Joint Investigative Reports

After the operational phase concludes, participating agencies produce a consolidated investigative report combining the findings of all partners into a single narrative. The report typically includes witness interviews, surveillance logs, forensic analysis results, and a chronological account of the investigation’s progression. Supervisors from each participating agency review and sign the document, confirming the accuracy of their respective contributions. A report that relies on one agency’s account while ignoring another’s creates vulnerability to challenge in court.

Chain of Custody

Physical evidence must be logged into a centralized tracking system accessible to the lead agency and the relevant prosecutor.
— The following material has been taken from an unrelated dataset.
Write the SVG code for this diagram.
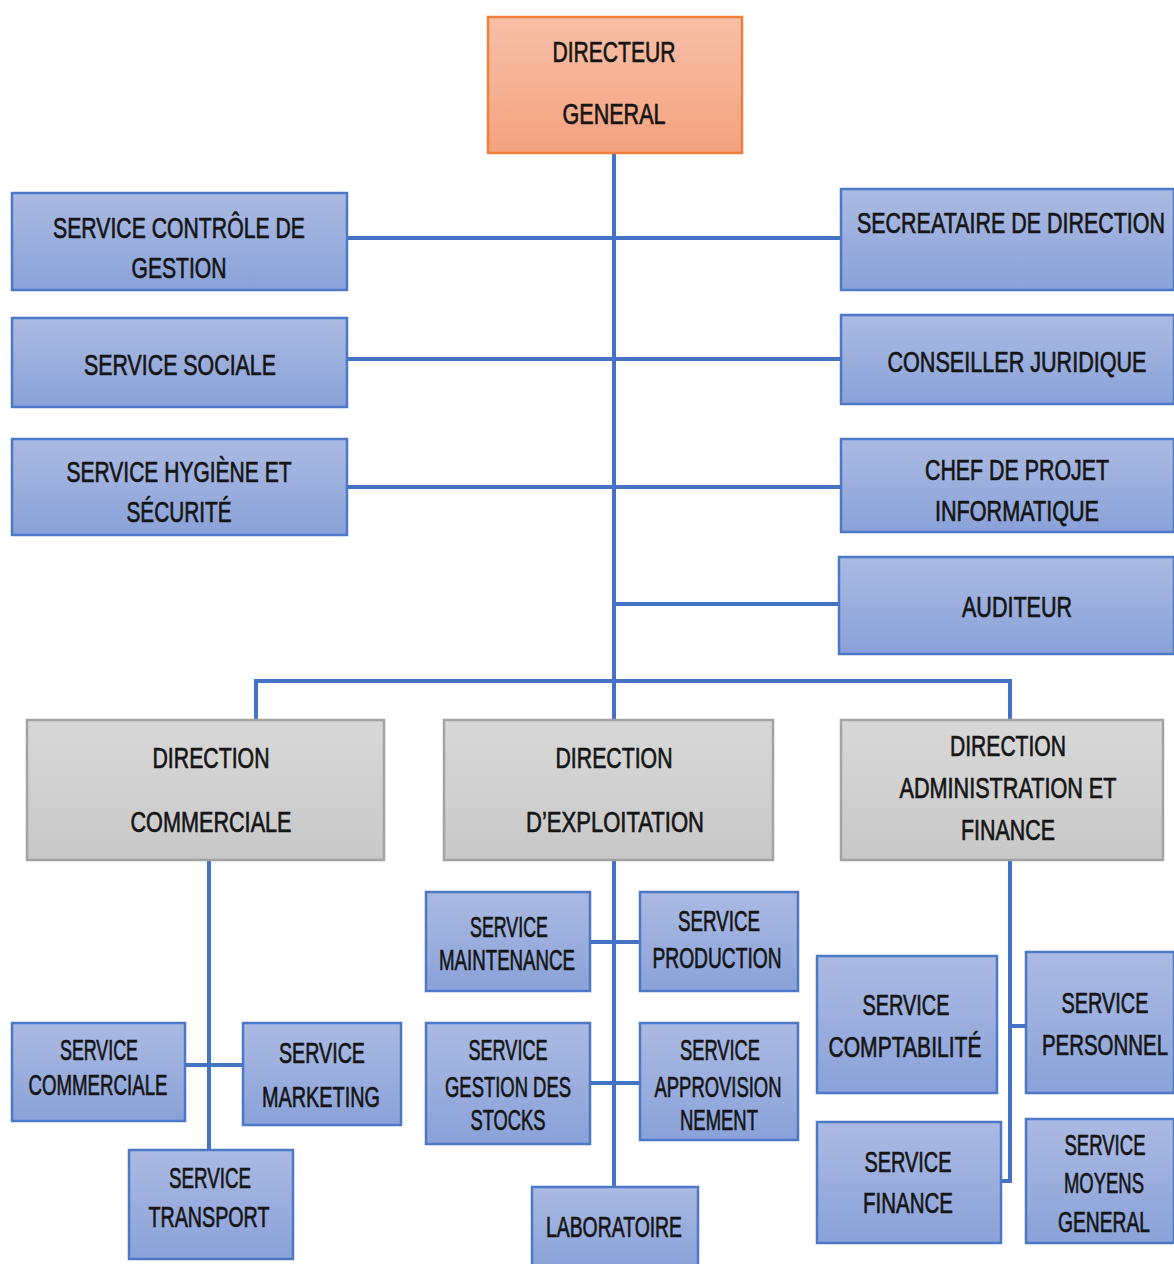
<svg xmlns="http://www.w3.org/2000/svg" width="1174" height="1264" viewBox="0 0 1174 1264">
<defs>
<linearGradient id="gBlue" x1="0" y1="0" x2="0" y2="1">
<stop offset="0" stop-color="#abbae2"/><stop offset="1" stop-color="#8aa2d9"/>
</linearGradient>
<linearGradient id="gGray" x1="0" y1="0" x2="0" y2="1">
<stop offset="0" stop-color="#d8d8d8"/><stop offset="1" stop-color="#c8c8c8"/>
</linearGradient>
<linearGradient id="gOrange" x1="0" y1="0" x2="0" y2="1">
<stop offset="0" stop-color="#f7c0a8"/><stop offset="1" stop-color="#f4a27f"/>
</linearGradient>
<style>
.b{fill:url(#gBlue);stroke:#4d78c6;stroke-width:2.5}
.g{fill:url(#gGray);stroke:#a3a3a3;stroke-width:2.5}
.o{fill:url(#gOrange);stroke:#ef7f3a;stroke-width:2.5}
text{font-family:"Liberation Sans",Arial,sans-serif;font-size:30px;fill:#151515;stroke:#151515;stroke-width:0.7;text-anchor:middle}
.c path{fill:none;stroke:#4472c4;stroke-width:4}
</style>
</defs>
<rect width="1174" height="1264" fill="#ffffff"/>
<g class="c" id="connectors">
<path d="M614,153 V720"/>
<path d="M347,238 H841"/>
<path d="M347,359 H841"/>
<path d="M347,487 H841"/>
<path d="M614,604 H839"/>
<path d="M256,720 V681 H1010 V720"/>
<path d="M209,860 V1150"/>
<path d="M185,1065 H243"/>
<path d="M614,860 V1187"/>
<path d="M590,942 H640"/>
<path d="M590,1083 H640"/>
<path d="M1010,860 V1181 H1001"/>
<path d="M1010,1026 H1026"/>
</g>
<g id="n-dg"><rect class="o" x="488" y="17" width="254" height="136"/>
<text x="614" y="62" textLength="123" lengthAdjust="spacingAndGlyphs">DIRECTEUR</text>
<text x="614" y="124" textLength="103" lengthAdjust="spacingAndGlyphs">GENERAL</text></g>
<g id="n-controle"><rect class="b" x="12" y="193" width="335" height="97"/>
<text x="179" y="238" textLength="252" lengthAdjust="spacingAndGlyphs">SERVICE CONTRÔLE DE</text>
<text x="179" y="278" textLength="95" lengthAdjust="spacingAndGlyphs">GESTION</text></g>
<g id="n-sociale"><rect class="b" x="12" y="318" width="335" height="89"/>
<text x="180" y="375" textLength="192" lengthAdjust="spacingAndGlyphs">SERVICE SOCIALE</text></g>
<g id="n-hygiene"><rect class="b" x="12" y="439" width="335" height="96"/>
<text x="179" y="482" textLength="225" lengthAdjust="spacingAndGlyphs">SERVICE HYGIÈNE ET</text>
<text x="179" y="522" textLength="105" lengthAdjust="spacingAndGlyphs">SÉCURITÉ</text></g>
<g id="n-secretaire"><rect class="b" x="841" y="189" width="333" height="101"/>
<text x="1011" y="233" textLength="308" lengthAdjust="spacingAndGlyphs">SECREATAIRE DE DIRECTION</text></g>
<g id="n-conseiller"><rect class="b" x="841" y="315" width="333" height="89"/>
<text x="1017" y="372" textLength="259" lengthAdjust="spacingAndGlyphs">CONSEILLER JURIDIQUE</text></g>
<g id="n-chef"><rect class="b" x="841" y="439" width="333" height="93"/>
<text x="1017" y="480" textLength="184" lengthAdjust="spacingAndGlyphs">CHEF DE PROJET</text>
<text x="1017" y="521" textLength="164" lengthAdjust="spacingAndGlyphs">INFORMATIQUE</text></g>
<g id="n-auditeur"><rect class="b" x="839" y="557" width="335" height="97"/>
<text x="1017" y="617" textLength="110" lengthAdjust="spacingAndGlyphs">AUDITEUR</text></g>
<g id="n-dcom"><rect class="g" x="27" y="720" width="357" height="140"/>
<text x="211" y="768" textLength="117" lengthAdjust="spacingAndGlyphs">DIRECTION</text>
<text x="211" y="832" textLength="161" lengthAdjust="spacingAndGlyphs">COMMERCIALE</text></g>
<g id="n-dexp"><rect class="g" x="444" y="720" width="329" height="140"/>
<text x="614" y="768" textLength="117" lengthAdjust="spacingAndGlyphs">DIRECTION</text>
<text x="615" y="832" textLength="178" lengthAdjust="spacingAndGlyphs">D’EXPLOITATION</text></g>
<g id="n-dadm"><rect class="g" x="841" y="720" width="322" height="140"/>
<text x="1008" y="756" textLength="116" lengthAdjust="spacingAndGlyphs">DIRECTION</text>
<text x="1008" y="798" textLength="217" lengthAdjust="spacingAndGlyphs">ADMINISTRATION ET</text>
<text x="1008" y="840" textLength="94" lengthAdjust="spacingAndGlyphs">FINANCE</text></g>
<g id="n-scom"><rect class="b" x="12" y="1023" width="173" height="98"/>
<text x="99" y="1060" textLength="78" lengthAdjust="spacingAndGlyphs">SERVICE</text>
<text x="98" y="1095" textLength="139" lengthAdjust="spacingAndGlyphs">COMMERCIALE</text></g>
<g id="n-marketing"><rect class="b" x="243" y="1023" width="158" height="102"/>
<text x="322" y="1063" textLength="86" lengthAdjust="spacingAndGlyphs">SERVICE</text>
<text x="321" y="1107" textLength="118" lengthAdjust="spacingAndGlyphs">MARKETING</text></g>
<g id="n-transport"><rect class="b" x="129" y="1150" width="164" height="109"/>
<text x="210" y="1188" textLength="82" lengthAdjust="spacingAndGlyphs">SERVICE</text>
<text x="209" y="1227" textLength="121" lengthAdjust="spacingAndGlyphs">TRANSPORT</text></g>
<g id="n-maintenance"><rect class="b" x="426" y="892" width="164" height="99"/>
<text x="509" y="937" textLength="78" lengthAdjust="spacingAndGlyphs">SERVICE</text>
<text x="507" y="970" textLength="136" lengthAdjust="spacingAndGlyphs">MAINTENANCE</text></g>
<g id="n-production"><rect class="b" x="640" y="892" width="158" height="99"/>
<text x="719" y="931" textLength="82" lengthAdjust="spacingAndGlyphs">SERVICE</text>
<text x="717" y="968" textLength="129" lengthAdjust="spacingAndGlyphs">PRODUCTION</text></g>
<g id="n-stocks"><rect class="b" x="426" y="1023" width="164" height="121"/>
<text x="508" y="1060" textLength="79" lengthAdjust="spacingAndGlyphs">SERVICE</text>
<text x="508" y="1097" textLength="126" lengthAdjust="spacingAndGlyphs">GESTION DES</text>
<text x="508" y="1130" textLength="75" lengthAdjust="spacingAndGlyphs">STOCKS</text></g>
<g id="n-appro"><rect class="b" x="640" y="1023" width="158" height="117"/>
<text x="720" y="1060" textLength="80" lengthAdjust="spacingAndGlyphs">SERVICE</text>
<text x="718" y="1097" textLength="127" lengthAdjust="spacingAndGlyphs">APPROVISION</text>
<text x="719" y="1130" textLength="78" lengthAdjust="spacingAndGlyphs">NEMENT</text></g>
<g id="n-labo"><rect class="b" x="532" y="1187" width="166" height="80"/>
<text x="614" y="1237" textLength="136" lengthAdjust="spacingAndGlyphs">LABORATOIRE</text></g>
<g id="n-compta"><rect class="b" x="817" y="956" width="180" height="137"/>
<text x="906" y="1015" textLength="87" lengthAdjust="spacingAndGlyphs">SERVICE</text>
<text x="905" y="1057" textLength="153" lengthAdjust="spacingAndGlyphs">COMPTABILITÉ</text></g>
<g id="n-personnel"><rect class="b" x="1026" y="952" width="148" height="141"/>
<text x="1105" y="1013" textLength="87" lengthAdjust="spacingAndGlyphs">SERVICE</text>
<text x="1105" y="1055" textLength="126" lengthAdjust="spacingAndGlyphs">PERSONNEL</text></g>
<g id="n-finance"><rect class="b" x="817" y="1122" width="184" height="121"/>
<text x="908" y="1172" textLength="87" lengthAdjust="spacingAndGlyphs">SERVICE</text>
<text x="908" y="1213" textLength="90" lengthAdjust="spacingAndGlyphs">FINANCE</text></g>
<g id="n-moyens"><rect class="b" x="1026" y="1119" width="148" height="124"/>
<text x="1105" y="1155" textLength="81" lengthAdjust="spacingAndGlyphs">SERVICE</text>
<text x="1104" y="1193" textLength="80" lengthAdjust="spacingAndGlyphs">MOYENS</text>
<text x="1104" y="1232" textLength="92" lengthAdjust="spacingAndGlyphs">GENERAL</text></g>
</svg>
Each item gets a unique tracking number, and every transfer of possession is recorded. This chain of custody is what allows a prosecutor to stand in court and demonstrate that the evidence presented is the same evidence seized during the operation, unaltered and uncontaminated. Digital evidence follows the same tracking requirements, with the added complexity of proving that files were not modified after collection. When multiple agencies handle the same piece of evidence, gaps in the chain are more likely, which is why centralized tracking under the lead agency’s system is strongly preferred over each agency running its own log.

Case Submission and Archiving

The final case file is submitted to a prosecutor or regulatory authority for review and potential legal action. The receiving office provides a formal confirmation of receipt, marking the transition of the case from the task force to the legal system. That confirmation carries a case number used for all future filings. After submission, agencies conduct an administrative closeout: returning borrowed equipment, finalizing financial reimbursements, and archiving all records according to applicable retention schedules. This closing process protects participating agencies from future audit findings and ensures that all legal and financial obligations from the collaboration have been fully resolved.